The man stared at her and slowly
unfolded his limbs. Moving painfully, he crawled like an arthritic old man
across the stone floor, and it was all she could do not to try to move the
water closer. Apparently she still had some shreds of caution, for she kept a
respectable distance.
He reached the bottle and feebly
undid the cap, inhaling like a junkie snuffing his latest hit. Astonishingly,
the water rose out of the bottle as if he really were inhaling it, flowing into
his mouth in a steady stream. He shuddered and bowed his head with a dry sob,
clutching the empty bottle.
Cara swallowed her astonishment
and looked around with wide eyes. She flushed as she met the intense stare of
the chalky prisoner, glancing quickly to the water surrounding the withered
black man. Moving to him, she cautiously undid her belt and flicked it at the
water sphere, braced to let it go quickly if it tried to suck her in. Instead,
the belt flicked the water and came away wet, dribbling water on the floor.
“Okay.” She slicked the water off
her belt, put it back on and went back to the shriveled gray man. Did his color
look a little better? That was assuming blue was his natural color, of course.
“If you give me back the bottle, I can get you more water.”

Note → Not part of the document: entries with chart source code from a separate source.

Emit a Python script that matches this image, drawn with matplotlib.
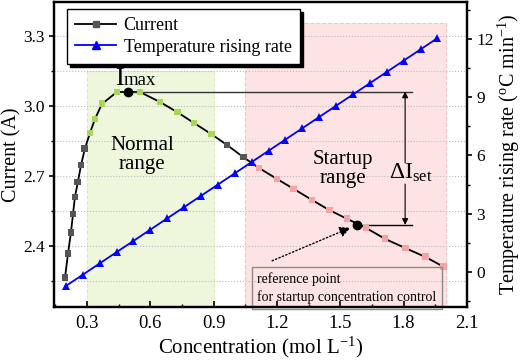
import matplotlib
matplotlib.use('Agg')
import matplotlib.pyplot as plt
from matplotlib.ticker import MultipleLocator
from matplotlib.lines import Line2D
import matplotlib.transforms as mtransforms

plt.rcParams['font.family'] = ['Liberation Serif', 'DejaVu Serif']
plt.rcParams['mathtext.fontset'] = 'custom'
plt.rcParams['mathtext.rm'] = 'Liberation Serif'
plt.rcParams['mathtext.it'] = 'Liberation Serif:italic'

# ---- data ----
conc = [0.196, 0.21, 0.224, 0.234, 0.243, 0.257, 0.272, 0.29, 0.314, 0.338,
        0.371, 0.442, 0.551, 0.646, 0.727, 0.807, 0.888, 0.963, 1.04, 1.115,
        1.2, 1.28, 1.366, 1.447, 1.532, 1.622, 1.712, 1.807, 1.902, 1.99]
current = [2.263, 2.366, 2.456, 2.537, 2.61, 2.674, 2.747, 2.816, 2.884, 2.944,
           3.009, 3.06, 3.06, 3.017, 2.974, 2.927, 2.88, 2.833, 2.781, 2.734,
           2.687, 2.644, 2.597, 2.554, 2.516, 2.477, 2.43, 2.391, 2.353, 2.31]
temp_conc = [0.2, 0.28, 0.36, 0.44, 0.52, 0.6, 0.68, 0.76, 0.84, 0.92, 1.0, 1.08,
             1.16, 1.24, 1.32, 1.4, 1.48, 1.56, 1.64, 1.72, 1.8, 1.88, 1.96]
temp_rate = [-0.72, -0.14, 0.44, 1.02, 1.60, 2.18, 2.76, 3.34, 3.92, 4.50, 5.08,
             5.66, 6.24, 6.82, 7.40, 7.98, 8.56, 9.14, 9.72, 10.30, 10.88, 11.46, 12.04]
imax_point = (0.494, 3.062)
ref_point = (1.58, 2.49)
normal_range = (0.3, 0.9)
normal_top = 3.15
startup_range = (1.05, 2.0)
startup_top = 3.356
dI_x = 1.807
dI_line_end = 1.84

green_fill = '#eef6dc'
green_edge = '#dcebbd'
pink_fill = '#fde3e3'
pink_edge = '#f5c4c4'
green_mk = '#a8d65a'
pink_mk = '#f3a5a5'
gray_mk = '#555555'

fig = plt.figure(figsize=(5.26, 3.62), dpi=100)
ax = fig.add_axes([0.1027, 0.152, 0.7851, 0.8425])
ax2 = ax.twinx()

ax.set_xlim(0.144, 2.1)
ax.set_ylim(2.138, 3.446)
ax2.set_ylim(-1.80, 13.9)

# shaded ranges
ax.fill_between(normal_range, [ax.get_ylim()[0]] * 2, [normal_top] * 2,
                facecolor=green_fill, edgecolor=green_edge, linestyle='--', lw=0.8, zorder=0.8)
ax.fill_between(startup_range, [ax.get_ylim()[0]] * 2, [startup_top] * 2,
                facecolor=pink_fill, edgecolor=pink_edge, linestyle='--', lw=0.8, zorder=0.8)

ax.set_axisbelow('line')
ax.grid(which='both', axis='y', ls=':', color='#bdbdbd', lw=0.8)

# current curve
ax.plot(conc, current, color='black', lw=1.3, zorder=2)
mk_colors = []
for c in conc:
    if normal_range[0] <= c <= normal_range[1]:
        mk_colors.append(green_mk)
    elif startup_range[0] <= c <= startup_range[1] + 0.01:
        mk_colors.append(pink_mk)
    else:
        mk_colors.append(gray_mk)
ax.scatter(conc, current, marker='s', s=24, c=mk_colors, zorder=2.5, linewidths=0)

# special points and guide lines
ax.plot([imax_point[0], dI_line_end], [imax_point[1]] * 2, color='#333333', lw=1.0, zorder=2.2)
ax.plot([ref_point[0], dI_line_end], [ref_point[1]] * 2, color='black', lw=1.0, zorder=2.2)
ax.plot(*imax_point, 'o', color='black', ms=6, zorder=3)
ax.plot(*ref_point, 'o', color='black', ms=6, zorder=3)

# Imax label
ax.text(0.433, 3.09, 'I', fontsize=19, va='baseline', ha='left')
offs = mtransforms.offset_copy(ax.transData, fig=fig, x=6.5, y=0, units='points')
ax.text(0.433, 3.09, 'max', fontsize=13.5, va='baseline', ha='left', transform=offs)

# Delta I set
ax.text(1.835, 2.712, r'ΔI$_{\mathrm{set}}$', fontsize=17, ha='center', va='center')
ax.annotate('', xy=(dI_x, imax_point[1]), xytext=(dI_x, 2.756),
            arrowprops=dict(arrowstyle='-|>', color='black', lw=0.8, mutation_scale=9,
                            shrinkA=0, shrinkB=0))
ax.annotate('', xy=(dI_x, ref_point[1]), xytext=(dI_x, 2.665),
            arrowprops=dict(arrowstyle='-|>', color='black', lw=0.8, mutation_scale=9,
                            shrinkA=0, shrinkB=0))

# range labels
ax.text(0.56, 2.79, 'Normal\nrange', fontsize=15, ha='center', va='center', linespacing=1.05)
ax.text(1.51, 2.73, 'Startup\nrange', fontsize=15, ha='center', va='center', linespacing=1.05)

# reference-point annotation
ax.annotate('', xy=(1.548, 2.478), xytext=(1.177, 2.336),
            arrowprops=dict(arrowstyle='-|>', color='black', lw=1.0, ls=':',
                            mutation_scale=16, shrinkA=0, shrinkB=0))
ax.text(1.106, 2.219, 'reference point\nfor startup concentration control', fontsize=10,
        ha='left', va='center', linespacing=1.35, zorder=4,
        bbox=dict(boxstyle='square,pad=0.4', fc='none', ec='#8a8a8a', lw=1.0))

# temperature line
ax2.plot(temp_conc, temp_rate, color='#0000ff', lw=1.3, marker='^', ms=6,
         markeredgewidth=0, zorder=3)

# axes styling
ax.xaxis.set_major_locator(MultipleLocator(0.3))
ax.xaxis.set_minor_locator(MultipleLocator(0.15))
ax.yaxis.set_major_locator(MultipleLocator(0.3))
ax.yaxis.set_minor_locator(MultipleLocator(0.15))
ax2.yaxis.set_major_locator(MultipleLocator(3))
ax2.yaxis.set_minor_locator(MultipleLocator(1.5))

ax.tick_params(axis='x', which='both', direction='in', labelsize=13.5, top=False, pad=6)
ax.tick_params(axis='x', which='major', length=4, width=1.2)
ax.tick_params(axis='x', which='minor', length=2.5, width=1.0)
ax.tick_params(axis='y', which='both', direction='out', labelsize=12.5, right=False, pad=3)
ax.tick_params(axis='y', which='major', length=3.5, width=1.2)
ax.tick_params(axis='y', which='minor', length=2.5, width=1.0)
ax2.tick_params(axis='y', which='both', direction='out', labelsize=12.5, pad=3)
ax2.tick_params(axis='y', which='major', length=3.5, width=1.2)
ax2.tick_params(axis='y', which='minor', length=2.5, width=1.0)

for a in (ax, ax2):
    for s in a.spines.values():
        s.set_linewidth(1.6)

ax.set_xlabel(r'Concentration (mol L$^{\mathrm{-1}}$)', fontsize=15, labelpad=2)
ax.set_ylabel('Current (A)', fontsize=14.5, labelpad=1)
ax2.set_ylabel(r'Temperature rising rate ($^{\mathrm{o}}$C min$^{\mathrm{-1}}$)',
               fontsize=14.5, labelpad=1.5)

# legend
h1 = Line2D([], [], color='black', lw=1.3, marker='s', ms=4.5, mfc=gray_mk, mec=gray_mk)
h2 = Line2D([], [], color='#0000ff', lw=1.3, marker='^', ms=6, mec='#0000ff')
leg = ax2.legend([h1, h2], ['Current', 'Temperature rising rate'], loc='upper left',
                 bbox_to_anchor=(0.031, 0.977), fontsize=13, fancybox=False,
                 edgecolor='black', framealpha=1,
                 shadow={'color': 'black', 'alpha': 1},
                 handlelength=2.3, handletextpad=0.4, borderpad=0.45,
                 labelspacing=0.25, borderaxespad=0)
leg.get_frame().set_linewidth(1.0)

fig.savefig('out.png', dpi=100)
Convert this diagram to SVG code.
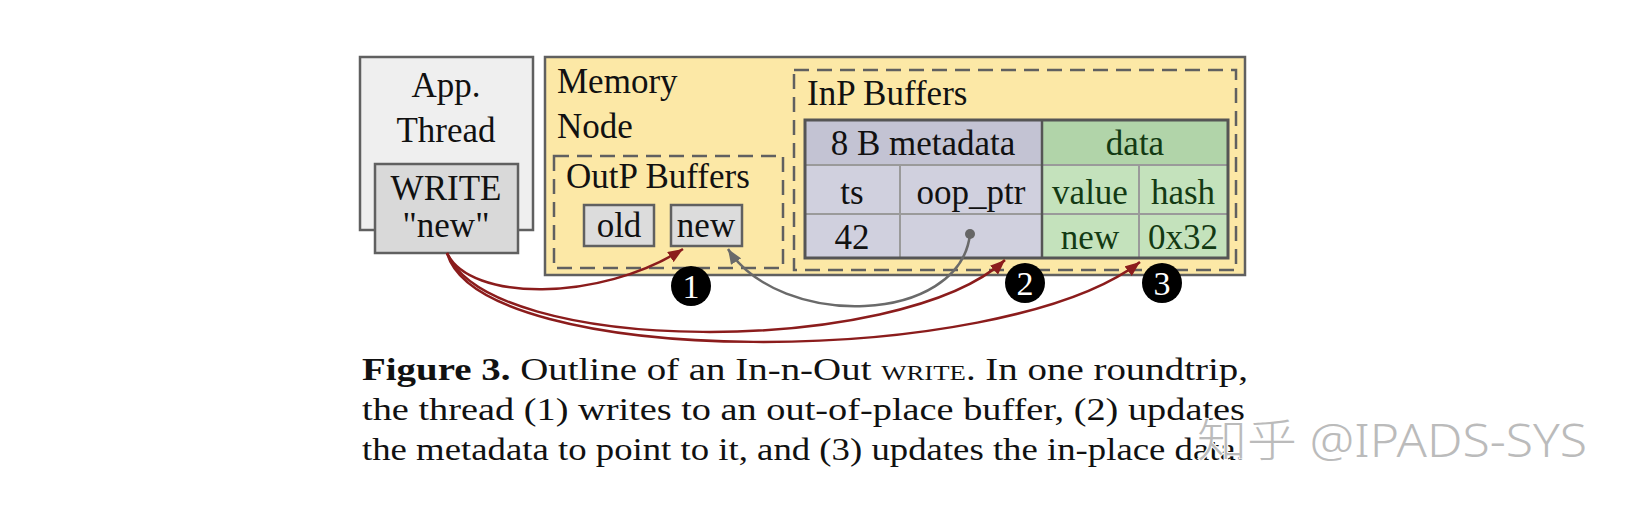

He quickly pushed it through the
bars.
Cara began to trek from the water
to his cell, water dripping down her arm and forming a trail along the floor
between cells. As soon as she got close, the withered man sucked the water to
him. He was looking better all the time, and she glanced between the other two,
wondering what she could do for them.
“Throw him a rock,” the blue man
suggested, following her gaze to Chalky.
She started at his rough croak,
but after a moment’s hesitation, set down the bottle and searched the cave
until she found some loose stones. Lugging them to the floating man, she set
them down and considered while he watched her with heart pounding intensity.
Taking a breath, she lobbed the rock underhand, arching to his left.
He grabbed it like a lightning
strike and held it to his chest, protecting it like a precious child. A green
glow surrounded his hands, and when his hands fell away, the rock was gone.
Cara blinked, astonished, but
quickly tossed him the rest. One by one, they were absorbed, and he began to
look better, less corroded. Pleased, she turned back to fetch more, only to
stop dead. A trickle of water was flowing from the water sphere along the trail
of drips, slowly building as it went to the blue man. A glance showed the
sphere seemed to be thinning around the black man.
The hair on her neck prickled in
warning. She may have felt the need to help these guys, but she didn’t know
them, didn’t even know what they were or why they were here. Not only were
there three of them, but they had abilities she didn’t. It was time to leave,
because from all appearances, they had things under control.
Acting like she was going for more rocks, she calmly
stepped over the small stream and headed to the far wall. She passed the rock
pile and kept on walking, hurrying through the tunnel.